The scene could be a portrait from a hundred or more years ago evoking a simpler time, and the house is almost that old too. But in the mere seconds it takes to view this latter day tableau vivant on a monitor or hand held screen, taking into account as well the minutes passed before the "send" and the moments in which it all was captured and snapped so confidently into the photographer's hugely intelligent though quite tiny phone, that exact reality and everything contained in it has changed inexorably; now it's just a fleeting scene from the a receding past, never to be repeated in precisely the same way.

This among other reasons- such as not having access to instant moment-capturing, hand held computers or even primitive, personal cameras- no doubt is why the practice of tableau vivant was so popular among a certain, hoity toity, self-obsessed class from the famed Gilded Age, the ruthless though exceedingly well dressed old and newer monied robber barons and their blue-stockinged consorts of a century or so ago.

At the turn of the nineteenth century, at a gathering or party of the old money gods, tableau vivant or "living scene" served as a form of amusement, like home movies or stills projected onto a screen. Participants would dress up and pose as a character from a painting by one of the old masters. The live imitator of the still portrait  would start this party game presentation behind a curtain, which then would be lifted in the manner of revealing a famous portrait into which the party guest had inserted or substituted her or himself, in the full dress of the original artists' model, and voila!

This practice was historically encoded to great effect in Wharton's House of Mirth, when the heroine Lily Bart participates in such an early image-copying bit of fanciful fun.The delicate and naturally ravishing Lily is an aspiring flower whose family unluckily has suffered financial downgrading in an upmarket society; thus is she forced to barter her inherited facility of being ornamentally pleasing and socially accommodating, in order to retain a tenuous place in the realms of in gold.  It's a tricky balance however, and won't keep her in everyone's good stead forever unless she marries eventually and marries well, which means in her case (the declining social status being a major element) most probably to a suitor whom either she does not love or who is part of the clan but like her not really that well provided for. One example of the latter situation would be hooking up with someone who actually must work for a living, even if it's just hi falutin' selective lawyering or part time doctoring (we're not talking ditch diggers here in this set).

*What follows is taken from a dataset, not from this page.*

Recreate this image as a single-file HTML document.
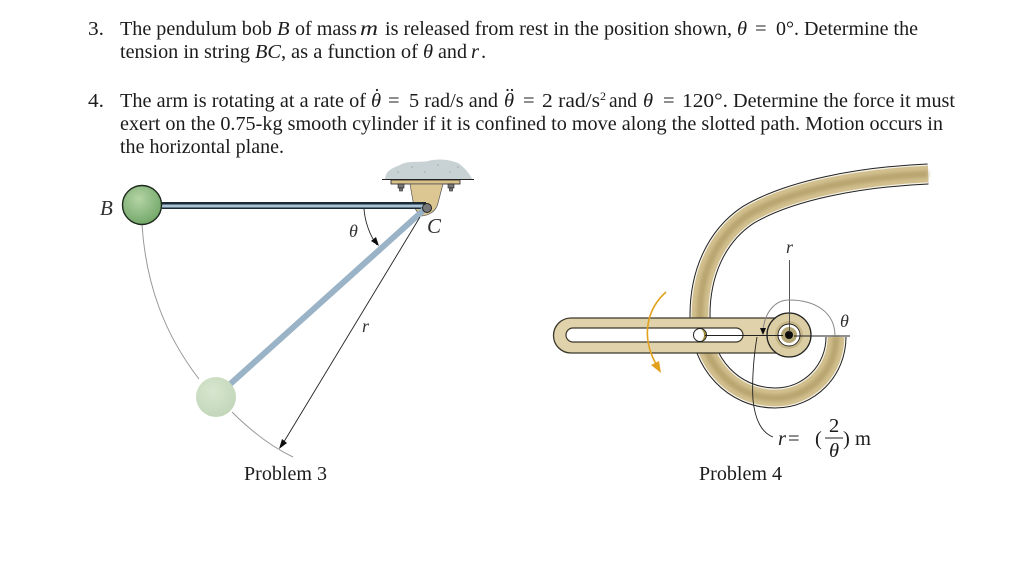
<!DOCTYPE html>
<html>
<head>
<meta charset="utf-8">
<style>
html,body{margin:0;padding:0;background:#fff;width:1024px;height:581px;overflow:hidden}
svg{display:block}
text{font-family:"Liberation Serif",serif;fill:#1a1a1a;font-size:20.5px}
.i{font-style:italic}
</style>
</head>
<body>
<svg width="1024" height="581" viewBox="0 0 1024 581" xmlns="http://www.w3.org/2000/svg">
<defs>
<radialGradient id="g1" cx="0.42" cy="0.35" r="0.7"><stop offset="0" stop-color="#b4d4a6"/><stop offset="1" stop-color="#6fa565"/></radialGradient>
<radialGradient id="g2" cx="0.42" cy="0.35" r="0.7"><stop offset="0" stop-color="#d8e6d0"/><stop offset="1" stop-color="#c0d6b8"/></radialGradient>
<filter id="b" x="-5%" y="-5%" width="110%" height="110%"><feGaussianBlur stdDeviation="0.3"/></filter>
<filter id="s" x="-5%" y="-5%" width="110%" height="110%"><feGaussianBlur stdDeviation="1.8"/></filter>
</defs>

<!-- Text -->
<g filter="url(#b)">
<text x="88" y="35" textLength="16" lengthAdjust="spacingAndGlyphs">3.</text>
<text x="120" y="35" textLength="152" lengthAdjust="spacingAndGlyphs">The pendulum bob</text>
<text x="277" y="35" class="i">B</text>
<text x="295" y="35" textLength="62" lengthAdjust="spacingAndGlyphs">of mass</text>
<text x="360" y="35" class="i" textLength="18" lengthAdjust="spacingAndGlyphs">m</text>
<text x="385" y="35" textLength="347" lengthAdjust="spacingAndGlyphs">is released from rest in the position shown,</text>
<text x="737" y="35" class="i">θ</text>
<text x="755" y="35">=</text>
<text x="776" y="35" textLength="23" lengthAdjust="spacingAndGlyphs">0°.</text>
<text x="804" y="35" textLength="114" lengthAdjust="spacingAndGlyphs">Determine the</text>

<text x="120" y="58" textLength="130" lengthAdjust="spacingAndGlyphs">tension in string</text>
<text x="255" y="58" class="i" textLength="26" lengthAdjust="spacingAndGlyphs">BC</text>
<text x="281" y="58">,</text>
<text x="291" y="58" textLength="127" lengthAdjust="spacingAndGlyphs">as a function of</text>
<text x="423" y="58" class="i">θ</text>
<text x="438" y="58" textLength="29" lengthAdjust="spacingAndGlyphs">and</text>
<text x="471" y="58" class="i">r</text>
<text x="481" y="58">.</text>

<text x="88" y="107" textLength="16" lengthAdjust="spacingAndGlyphs">4.</text>
<text x="120" y="107" textLength="246" lengthAdjust="spacingAndGlyphs">The arm is rotating at a rate of</text>
<text x="371" y="107" class="i">θ</text>
<circle cx="377" cy="90" r="1.1" fill="#1a1a1a"/>
<text x="388" y="107">=</text>
<text x="409" y="107" textLength="89" lengthAdjust="spacingAndGlyphs">5 rad/s and</text>
<text x="504" y="107" class="i">θ</text>
<circle cx="507.5" cy="90" r="1.1" fill="#1a1a1a"/><circle cx="512" cy="90" r="1.1" fill="#1a1a1a"/>
<text x="523" y="107">=</text>
<text x="542" y="107" textLength="58" lengthAdjust="spacingAndGlyphs">2 rad/s</text>
<text x="600" y="100" style="font-size:12px">2</text>
<text x="609" y="107" textLength="28" lengthAdjust="spacingAndGlyphs">and</text>
<text x="643" y="107" class="i">θ</text>
<text x="663" y="107">=</text>
<text x="682" y="107" textLength="46" lengthAdjust="spacingAndGlyphs">120°.</text>
<text x="733" y="107" textLength="222" lengthAdjust="spacingAndGlyphs">Determine the force it must</text>

<text x="120" y="130" textLength="823" lengthAdjust="spacingAndGlyphs">exert on the 0.75-kg smooth cylinder if it is confined to move along the slotted path. Motion occurs in</text>
<text x="120" y="153" textLength="164" lengthAdjust="spacingAndGlyphs">the horizontal plane.</text>

<text x="100" y="215" class="i" style="font-size:21px;fill:#333">B</text>
<text x="427" y="233" class="i" style="font-size:21px;fill:#333">C</text>
<text x="349" y="237" class="i" style="font-size:18px;fill:#333">θ</text>
<text x="362" y="332" class="i" style="font-size:18px;fill:#333">r</text>
<text x="244" y="480" textLength="83" lengthAdjust="spacingAndGlyphs">Problem 3</text>

<text x="786" y="253" class="i" style="font-size:18px;fill:#333">r</text>
<text x="840" y="327" class="i" style="font-size:18px;fill:#333">θ</text>
<text x="778" y="445" class="i">r</text>
<text x="788" y="445">=</text>
<text x="815" y="445">(</text>
<text x="829" y="432">2</text>
<text x="829" y="457" class="i">θ</text>
<text x="843" y="445">)</text>
<text x="855" y="445">m</text>
<text x="699" y="480" textLength="83" lengthAdjust="spacingAndGlyphs">Problem 4</text>
</g>

<!-- Problem 3 -->
<g filter="url(#b)">
<path d="M385,179 C386,170 393,168 400,165 C408,160 420,163 428,161 C440,158 450,160 458,163 C464,167 470,174 472,179 Z" fill="#c8d2d4"/>
<g fill="#aebabb"><circle cx="398" cy="172" r="1"/><circle cx="412" cy="167" r="1"/><circle cx="425" cy="172" r="1"/><circle cx="438" cy="165" r="1"/><circle cx="450" cy="172" r="1"/><circle cx="458" cy="167" r="1"/></g>
<line x1="382" y1="179.5" x2="474" y2="179.5" stroke="#222" stroke-width="1"/>
<rect x="391" y="180" width="69" height="4" fill="#d8c08a" stroke="#222" stroke-width="0.8"/>
<path d="M410,184 L443,184 L438,203 C436,212 428,216 420,216 L414,207 Z" fill="#dcc691" stroke="#555" stroke-width="0.7"/>
<g fill="#777" stroke="#222" stroke-width="0.6"><rect x="398" y="184" width="6" height="4"/><rect x="399.5" y="188" width="3" height="3"/><rect x="448" y="184" width="6" height="4"/><rect x="449.5" y="188" width="3" height="3"/></g>

<path d="M142,225 C146,285 165,335 199,379" fill="none" stroke="#999" stroke-width="1"/>
<path d="M232,412 C250,430 270,446 293,457" fill="none" stroke="#999" stroke-width="1"/>

<line x1="162" y1="205.5" x2="426" y2="205.5" stroke="#1d2a34" stroke-width="7"/>
<line x1="162" y1="206" x2="426" y2="206" stroke="#a8c2d6" stroke-width="3"/>
<line x1="426" y1="208" x2="228" y2="386" stroke="#9ab3c6" stroke-width="6"/>
<circle cx="427" cy="208" r="4.5" fill="#777" stroke="#222" stroke-width="1"/>

<circle cx="142" cy="205" r="19.5" fill="url(#g1)" stroke="#1f2a1f" stroke-width="1.4"/>
<circle cx="216" cy="397" r="20" fill="url(#g2)"/>

<line x1="420" y1="217" x2="282" y2="445" stroke="#222" stroke-width="0.9"/>
<path d="M279,449 L282,439 L287,443 Z" fill="#111"/>
<path d="M364,209 C365,222 370,236 377,245" fill="none" stroke="#222" stroke-width="0.9"/>
<path d="M379,246 L371,241 L376,237 Z" fill="#111"/>
</g>

<!-- Problem 4 -->
<g filter="url(#b)">
<path d="M928,174 C860,177 790,190 748,215 C715,237 700,275 700,315 C700,365 735,398 775,398 C810,398 836,370 836,337" fill="none" stroke="#222" stroke-width="21"/>
<path d="M928,174 C860,177 790,190 748,215 C715,237 700,275 700,315 C700,365 735,398 775,398 C810,398 836,370 836,337" fill="none" stroke="#f5f1e6" stroke-width="19"/>
<path d="M928,174 C860,177 790,190 748,215 C715,237 700,275 700,315 C700,365 735,398 775,398 C810,398 836,370 836,337" fill="none" stroke="#d2c08f" stroke-width="16.5"/>
<path d="M928,174 C860,177 790,190 748,215 C715,237 700,275 700,315 C700,365 735,398 775,398 C810,398 836,370 836,337" fill="none" stroke="#b8a56f" stroke-width="7" filter="url(#s)"/>

<path d="M571,318 L789,318 L789,353 L571,353 A17.5,17.5 0 0 1 571,318 Z" fill="#e0d2aa" stroke="#3a372c" stroke-width="1.3"/>
<rect x="566" y="328" width="177" height="14" rx="7" fill="#fff" stroke="#3a372c" stroke-width="1.2"/>
<circle cx="700" cy="335" r="6.5" fill="#fff" stroke="#222" stroke-width="1"/>
<path d="M700,329 A6,6 0 0 1 700,341 A4,6 0 0 0 700,329 Z" fill="#9a8a30"/>
<circle cx="789" cy="335" r="22" fill="#dccea4" stroke="#222" stroke-width="1.3"/>
<circle cx="789" cy="335" r="14" fill="#c7b788"/>
<circle cx="789" cy="335" r="11" fill="#fff" stroke="#222" stroke-width="0.9"/>
<circle cx="789" cy="335" r="8" fill="#b5a674"/>
<circle cx="789" cy="335" r="4" fill="#111"/>

<line x1="705" y1="335.5" x2="783" y2="335.5" stroke="#222" stroke-width="0.9"/>
<line x1="794" y1="336" x2="850" y2="336" stroke="#222" stroke-width="1"/>
<line x1="789.5" y1="260" x2="789.5" y2="332" stroke="#444" stroke-width="0.9"/>
<path d="M835,336 C835,312 815,300 789,300 C775,300 765,312 763,330" fill="none" stroke="#888" stroke-width="1"/>
<path d="M763,335 L760,328 L766,328 Z" fill="#111"/>
<path d="M757,337 C753,360 752,385 753,400 C755,420 762,433 773,437" fill="none" stroke="#222" stroke-width="0.9"/>
<path d="M666,292 C648,308 640,335 656,364" fill="none" stroke="#e2a11f" stroke-width="1.6"/>
<path d="M661,373 L651,365 L659,361 Z" fill="#e2a11f"/>
<line x1="825" y1="438" x2="843" y2="438" stroke="#222" stroke-width="1"/>
</g>
</svg>
</body>
</html>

The novel is part Victorian, part modern, and a wonderful read (barring Wharton's genteel anti-semitism in the character of one of the more socially unacceptable suitors with an income, Sam Rosedale, described as of the "blonde Jewish" type, but still a Yid; just ascribe it to the times and the authorial pedigree, and read it anyway- it's worth it). 

Meanwhile, back at one of those fancy soirees that will feature tableau vivants as part of the evening's self aggrandizing amusement, Lily chooses a magnificent though somewhat suggestive pose from a Reynolds, and when the curtain is drawn back, she reveals more about herself than just a two dimensional image of some rich dame hanging in a museum. The diaphanous, subtly sensual pose of a blue blood's pretty wife in which Lily chooses to cloak herself for this fantasy reveals her classic beauty in all its allure, and has people gasping.

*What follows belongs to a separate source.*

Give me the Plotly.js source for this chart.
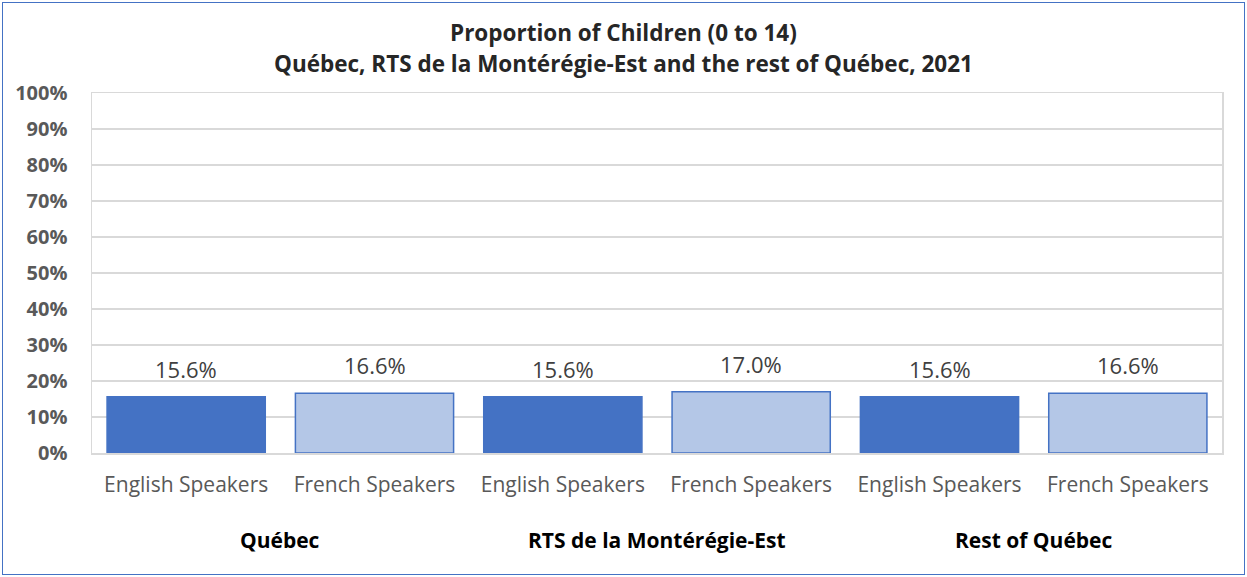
<!DOCTYPE html>
<html>
<head>
<meta charset="utf-8">
<script src="https://cdn.plot.ly/plotly-3.0.1.min.js"></script>
<style>
  html, body { margin: 0; padding: 0; background: #ffffff; }
  #wrap { position: relative; width: 1247px; height: 577px; }
  #chart { width: 1247px; height: 577px; }
  #frame { position: absolute; left: 2px; top: 2px; width: 1243px; height: 573px;
           box-sizing: border-box; border: 1px solid #4472C4; pointer-events: none; }
</style>
</head>
<body>
<div id="wrap"><div id="chart"></div><div id="frame"></div></div>
<script>
// ---- data ----
const titleLine1 = 'Proportion of Children (0 to 14)';
const titleLine2 = 'Québec, RTS de la Montérégie-Est and the rest of Québec, 2021';
const groups = ['Québec', 'RTS de la Montérégie-Est', 'Rest of Québec'];
const speakers = ['English Speakers', 'French Speakers'];
const englishValues = [15.6, 15.6, 15.6];
const frenchValues = [16.6, 17.0, 16.6];
const yTickValues = [0, 10, 20, 30, 40, 50, 60, 70, 80, 90, 100];

// ---- build ----
const xs = [], ys = [], labels = [], fills = [], lines = [];
groups.forEach((g, gi) => {
  speakers.forEach((s, si) => {
    xs.push(gi * speakers.length + si);
    ys.push(si === 0 ? englishValues[gi] : frenchValues[gi]);
    labels.push(s);
    fills.push(si === 0 ? '#4472C4' : '#B4C7E7');
    lines.push('#4472C4');
  });
});

const font = '"Open Sans", "Noto Sans", "Liberation Sans", sans-serif';
const W = 1247, H = 577;
const margin = { l: 92, r: 25, t: 93, b: 124 };
const titleX = (W / 2 - margin.l) / (W - margin.l - margin.r);

const trace = {
  type: 'bar',
  x: xs,
  y: ys,
  width: 0.84,
  marker: { color: fills, line: { color: lines, width: 1.5 } },
  hoverinfo: 'skip'
};

const annotations = [];
xs.forEach((x, i) => {
  annotations.push({
    x: x, y: ys[i], xref: 'x', yref: 'y',
    text: ys[i].toFixed(1) + '%',
    showarrow: false, yanchor: 'bottom', yshift: 11,
    font: { family: font, size: 22, color: '#404040' }
  });
});
groups.forEach((g, gi) => {
  annotations.push({
    x: gi * speakers.length + (speakers.length - 1) / 2, y: -0.242,
    xref: 'x', yref: 'paper', text: '<b>' + g + '</b>',
    showarrow: false, yanchor: 'middle',
    font: { family: font, size: 21, color: '#000000' }
  });
});
annotations.push({
  x: titleX, y: 1.167, xref: 'paper', yref: 'paper', xanchor: 'center', yanchor: 'middle',
  text: '<b>' + titleLine1 + '</b>', showarrow: false,
  font: { family: font, size: 22.5, color: '#262626' }
});
annotations.push({
  x: titleX, y: 1.081, xref: 'paper', yref: 'paper', xanchor: 'center', yanchor: 'middle',
  text: '<b>' + titleLine2 + '</b>', showarrow: false,
  font: { family: font, size: 22.5, color: '#262626' }
});

const layout = {
  width: W, height: H,
  margin: margin,
  paper_bgcolor: '#ffffff', plot_bgcolor: '#ffffff',
  showlegend: false,
  bargap: 0.16,
  xaxis: {
    range: [-0.5, xs.length - 0.5],
    tickvals: xs, ticktext: labels,
    showgrid: false, zeroline: false,
    showline: true, linecolor: '#d9d9d9', linewidth: 1.5, mirror: true,
    ticks: '', ticklabelstandoff: 12,
    tickfont: { family: font, size: 21, color: '#595959' },
    fixedrange: true
  },
  yaxis: {
    range: [0, 100],
    tickvals: yTickValues,
    ticktext: yTickValues.map(v => '<b>' + v + '%</b>'),
    showgrid: true, gridcolor: '#d9d9d9', gridwidth: 1.5,
    zeroline: false,
    showline: true, linecolor: '#d9d9d9', linewidth: 1.5, mirror: true,
    ticks: '', ticklabelstandoff: 19,
    tickfont: { family: font, size: 20, color: '#595959' },
    fixedrange: true
  },
  annotations: annotations
};

Plotly.newPlot('chart', [trace], layout, { displayModeBar: false, staticPlot: true });
</script>
</body>
</html>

In Wharton's cautionary tale of the pitfalls of vanity however, this particular scene in the novel also has a special, foreshadowing meaning; Lily, a flower whose bloom like all living blooms will not last forever, still has refused to compromise, to assume a more acceptable, usual place in the standing social order, and just marry someone already. 

The 3 1/2 year old in the present portrait, facing down the viewers in front of a simple, candle lit fireplace, is wearing the periwinkle pinafore with many colored flowers that also hints of something from another, more distant era. And although she may indeed grow up as lovely as the former Lily, even now she has that slightly knowing and subtly mischievous expression that signifies girls have come a long, long way since then, if still not totally the whole route. Sometimes she acts like a black belt, takes a firmly defensive, keep-your-distance bodily stance and screams lollypop power! It can be quite unnerving and effective, taking her young age into account. In addition, she even may choose to become an astronaut if she wants.

And that's good. Or as my granddaughter might say, reaaaallly good. And so we keep encoding history and the swift passage of time with our little cameras, whether internally or externally; and at the very least all these nano seconds of experience form memories and create abstract guideposts as we travel through our allotted spaces. The yesterdays comprise an ever fleeting present, and they live on in stories and images remembered from an eternal past.